2. **Integrating each piece:**
* **First piece: `Integral of -b/(a^2*x) dx`**
The `-b/a^2` is just a constant. The integral of `1/x` is `ln|x|`.
So, this piece becomes `-b/a^2 * ln|x|`.

* **Second piece: `Integral of 1/(a*x^2) dx`**
The `1/a` is a constant. The integral of `x^(-2)` (which is `1/x^2`) is `x^(-1)/(-1)` or `-1/x`.
So, this piece becomes `1/a * (-1/x) = -1/(ax)`.

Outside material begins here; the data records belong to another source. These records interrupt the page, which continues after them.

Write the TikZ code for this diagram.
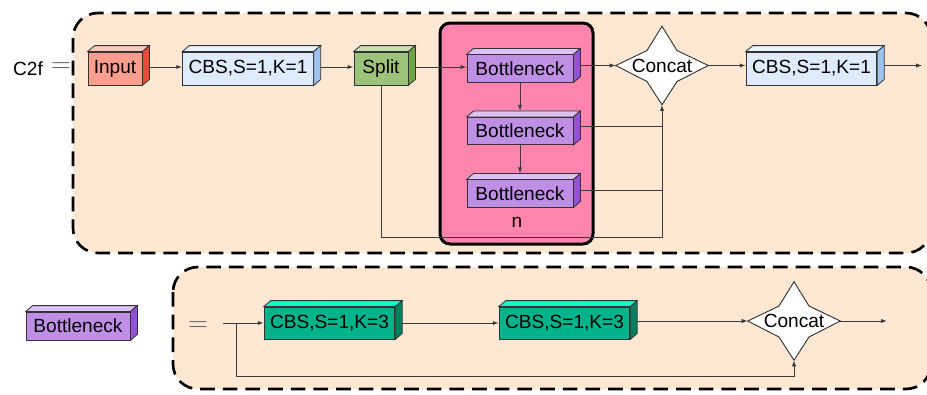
\documentclass[tikz,border=0pt]{standalone}
\usepackage{fontspec}
\setmainfont{Liberation Sans}
\usetikzlibrary{arrows.meta,calc}

\definecolor{peach}{HTML}{FFE8D3}
\definecolor{rosebox}{HTML}{FF85AE}
\definecolor{edgecol}{HTML}{333333}
\definecolor{wirecol}{HTML}{3A3A3A}
\definecolor{inF}{HTML}{FF9E8F}\definecolor{inT}{HTML}{FFC8C0}\definecolor{inS}{HTML}{E84A3A}
\definecolor{cbF}{HTML}{DDEBFD}\definecolor{cbT}{HTML}{EAF3FF}\definecolor{cbS}{HTML}{9DC3F0}
\definecolor{spF}{HTML}{9DC37A}\definecolor{spT}{HTML}{C8E0B2}\definecolor{spS}{HTML}{6FA646}
\definecolor{btF}{HTML}{BF8FE6}\definecolor{btT}{HTML}{DCC2F3}\definecolor{btS}{HTML}{9450D6}
\definecolor{tlF}{HTML}{00B38A}\definecolor{tlT}{HTML}{1CF5C6}\definecolor{tlS}{HTML}{007F5F}

% top and right faces of a box whose front face is the node #1
\newcommand\cubefaces[3]{%
  \filldraw[cubeedge, fill=#2] (#1.north west) -- ++(7,-6)
    -- ([shift={(7,-6)}]#1.north east) -- (#1.north east) -- cycle;
  \filldraw[cubeedge, fill=#3] (#1.north east) -- ++(7,-6)
    -- ([shift={(7,-6)}]#1.south east) -- (#1.south east) -- cycle;
}
% four-pointed star drawn round the node #1
\newcommand\starshape[1]{%
  \filldraw[cubeedge, fill=white, line width=0.7pt]
    (#1.west) -- ($(#1.center)+(-15,-15)$) -- (#1.north)
    -- ($(#1.center)+(15,-15)$) -- (#1.east)
    -- ($(#1.center)+(15,16)$) -- (#1.south)
    -- ($(#1.center)+(-15,16)$) -- cycle;
}

\tikzset{
  cubeedge/.style={draw=edgecol, line width=0.6pt},
  cube/.style={cubeedge, inner sep=0pt, minimum height=24.75pt,
    font=\fontsize{14.3}{16}\selectfont},
  bneck/.style={cube, fill=btF, minimum width=79.5pt, minimum height=20.5pt},
  wide/.style={minimum width=98pt},
  catnode/.style={inner sep=0pt, minimum width=69pt, minimum height=58.5pt,
    font=\fontsize{14.3}{16}\selectfont},
  label/.style={font=\fontsize{14.3}{16}\selectfont},
  eqsign/.style={text=black!65, font=\fontsize{22}{24}\selectfont},
  wire/.style={draw=wirecol, line width=0.75pt},
  conn/.style={wire, -{Latex[length=4.5pt,width=3.2pt]}},
  frame/.style={draw=black, line width=2pt, dash pattern=on 11pt off 6pt,
    fill=peach, rounded corners=18.75pt},
}

\begin{document}
\begin{tikzpicture}[x=0.75pt,y=-0.75pt]
\useasboundingbox (0,0) rectangle (927,394);

% dashed frames (their right sides run past the page edge)
\path[frame] (73,13) rectangle (931,253);
\path[frame] (173,267) rectangle (931,389);

% repeated block
\filldraw[draw=black, line width=2.25pt, fill=rosebox, rounded corners=7.5pt]
  (440,23) rectangle (593,244);

% ---------- C2f ----------
\node[label] (c2f) at (28,69) {C2f};
\node[eqsign] (eq1) at (61,68) {$=$};

\node[cube, fill=inF, minimum width=40.5pt] (input) at (115,68.5) {Input};
\node[cube, fill=cbF, wide] (cbsa) at (248,68.5) {CBS,S=1,K=1};
\node[cube, fill=spF, minimum width=40.5pt] (split) at (381,68.5) {Split};
\node[bneck] (b1) at (520,68.5) {Bottleneck};
\node[bneck] (b2) at (520,131) {Bottleneck};
\node[bneck] (b3) at (520,193.5) {Bottleneck};
\node[catnode] (cat1) at (662,65.5) {};
\node[cube, fill=cbF, wide] (cbsb) at (811.5,68.5) {CBS,S=1,K=1};
\node[label] (rep) at (517,222) {n};
\coordinate (join1) at (662,237);

% connectors
\draw[conn] ($(input.east)+(7,-1.5)$) -- ($(cbsa.west)+(0,-1.5)$);
\draw[conn] ($(cbsa.east)+(7,-1.5)$) -- ($(split.west)+(0,-1.5)$);
\draw[conn] ($(split.east)+(7,-1.5)$) -- ($(b1.west)+(0,-1.5)$);
\draw[conn] ($(b1.east)+(7,-3)$) -- (cat1.west);
\draw[conn] (cat1.east) -- (cat1.east -| cbsb.west);
\coordinate (out1) at ($(cat1.east -| cbsb.east)+(45,0)$);
\draw[conn] ($(cbsb.east |- cat1.east)+(7,0)$) -- (out1);
\draw[conn] (b1.south) -- ($(b2.north)+(0,-6)$);
\draw[conn] (b2.south) -- ($(b3.north)+(0,-6)$);
\draw[wire] ($(b2.east)+(7,-5)$) -- ($(cat1.south |- b2.east)+(0,-5)$);
\draw[wire] ($(b3.east)+(7,-3)$) -- ($(cat1.south |- b3.east)+(0,-3)$);
\draw[conn] (split.south) |- (join1) -- (cat1.south);

% boxes drawn over the wires
\foreach \n/\t/\s in {input/inT/inS, cbsa/cbT/cbS, split/spT/spS,
    b1/btT/btS, b2/btT/btS, b3/btT/btS, cbsb/cbT/cbS}{
  \cubefaces{\n}{\t}{\s}
}
\starshape{cat1}
\node[label] (cat1t) at (cat1.center) {Concat};

% ---------- Bottleneck ----------
\node[bneck, minimum width=78pt, minimum height=21pt] (bkey) at (78,326) {Bottleneck};
\cubefaces{bkey}{btT}{btS}
\node[eqsign] (eq2) at (198,327) {$=$};

\coordinate (bin) at (223,323);
\coordinate (bsplit) at (236,323);
\coordinate (bturn) at (236,376);
\node[cube, fill=tlF, wide, minimum height=24pt] (k3a) at (329.5,323) {CBS,S=1,K=3};
\node[cube, fill=tlF, wide, minimum height=24pt] (k3b) at (564.5,323) {CBS,S=1,K=3};
\node[catnode] (cat2) at (794,321) {};
\coordinate (out2) at (887,321);

\draw[conn] (bin) -- (k3a.west);
\draw[conn] ($(k3a.east)+(7,0)$) -- (k3b.west);
\draw[conn] ($(k3b.east)+(7,-2)$) -- (cat2.west);
\draw[conn] (cat2.east) -- (out2);
\draw[conn] (bsplit) -- (bturn) -| (cat2.south);

\cubefaces{k3a}{tlT}{tlS}
\cubefaces{k3b}{tlT}{tlS}
\starshape{cat2}
\node[label] (cat2t) at (cat2.center) {Concat};
\end{tikzpicture}
\end{document}
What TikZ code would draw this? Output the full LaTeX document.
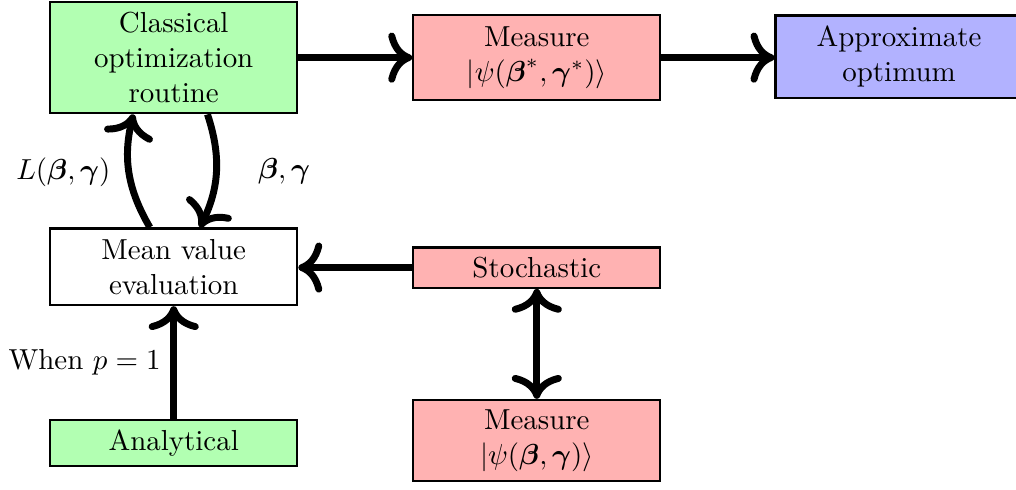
\documentclass[tikz,border=0pt]{standalone}
\usepackage{amsmath}
\usetikzlibrary{arrows.meta}
\begin{document}
\begin{tikzpicture}[
    box/.style={draw, thick, minimum width=3cm, align=center},
    arrow/.style={-{Computer Modern Rightarrow[scale=1.2]}, line width=2.4pt},
    twoarrow/.style={{Computer Modern Rightarrow[scale=1.2]}-{Computer Modern Rightarrow[scale=1.2]}, line width=2.4pt}
]
    % Frame
    \useasboundingbox (0,0) rectangle (12.34,-5.95);
    \clip (0,0) rectangle (12.34,-5.95);

    % Top row
    \node[box, fill=green!30, minimum height=1.35cm] (classical) at (2.11,-0.70) {Classical\\optimization\\routine};
    \node[box, fill=red!30, minimum height=1.03cm] (measuretop) at (6.52,-0.70) {Measure\\$|\psi(\boldsymbol{\beta}^{*},\boldsymbol{\gamma}^{*})\rangle$};
    \node[box, fill=blue!30, minimum height=1.0cm] (approx) at (10.92,-0.69) {Approximate\\optimum};

    % Middle row
    \node[box, minimum height=0.93cm] (mean) at (2.11,-3.24) {Mean value\\evaluation};
    \node[box, fill=red!30, minimum height=0.48cm] (stoch) at (6.52,-3.25) {Stochastic};

    % Bottom row
    \node[box, fill=green!30, minimum height=0.56cm] (analytic) at (2.11,-5.38) {Analytical};
    \node[box, fill=red!30, minimum height=0.92cm] (measurebot) at (6.52,-5.35) {Measure\\$|\psi(\boldsymbol{\beta},\boldsymbol{\gamma})\rangle$};

    % Arrows
    \draw[arrow] (classical.east |- measuretop.west) -- (measuretop.west);
    \draw[arrow] (measuretop.east) -- (approx.west |- measuretop.east);
    \draw[arrow] ([xshift=-0.29cm]mean.north) to[bend left=22]
        node[left=0.07cm] {$L(\boldsymbol{\beta},\boldsymbol{\gamma})$} ([xshift=-0.49cm]classical.south);
    \draw[arrow] ([xshift=0.41cm]classical.south) to[bend left=22]
        node[right=0.35cm] {$\boldsymbol{\beta},\boldsymbol{\gamma}$} ([xshift=0.32cm]mean.north);
    \draw[arrow] (stoch.west) -- (mean.east |- stoch.west);
    \draw[arrow] (analytic.north) -- node[left] {When $p=1$} (mean.south);
    \draw[twoarrow] (stoch.south) -- (measurebot.north);
\end{tikzpicture}
\end{document}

* **Third piece: `Integral of b^2/(a^2*(a+bx)) dx`**
The `b^2/a^2` is a constant. For the `1/(a+bx)` part, it's like integrating `1/u` where `u = a+bx`. When you integrate `1/(a+bx)`, you get `(1/b) * ln|a+bx|`.
So, this piece becomes `(b^2/a^2) * (1/b) * ln|a+bx|`.
This simplifies to `b/a^2 * ln|a+bx|`.

3. **Putting it all together:**
Now, let's add up all our integrated pieces and remember to add `+ C` at the end for the constant of integration!
`Integral = -b/a^2 * ln|x| - 1/(ax) + b/a^2 * ln|a+bx| + C`

Let's rearrange the terms to look more like the formula we're checking:
`Integral = -1/(ax) + b/a^2 * ln|a+bx| - b/a^2 * ln|x| + C`

Notice the `ln` terms. We can use a cool logarithm rule that says `ln(P) - ln(Q) = ln(P/Q)`.
`Integral = -1/(ax) + (b/a^2) * (ln|a+bx| - ln|x|) + C`
`Integral = -1/(ax) + (b/a^2) * ln|(a+bx)/x| + C`

Finally, let's look at the formula we were given: `-1/(ax) - (b/a^2) ln|x/(a+bx)| + C`.
Our `ln` part is `ln|(a+bx)/x|`. We know another logarithm rule: `ln(1/R) = -ln(R)`.
So, `ln|(a+bx)/x|` is the same as `ln(1 / (x/(a+bx)))`, which means it's `-ln|x/(a+bx)|`.

Let's substitute that back into our answer:
`Integral = -1/(ax) + (b/a^2) * (-ln|x/(a+bx)|) + C`
`Integral = -1/(ax) - (b/a^2) * ln|x/(a+bx)| + C`

Wow! This exactly matches the formula given in the problem. So, we successfully verified it using partial fractions!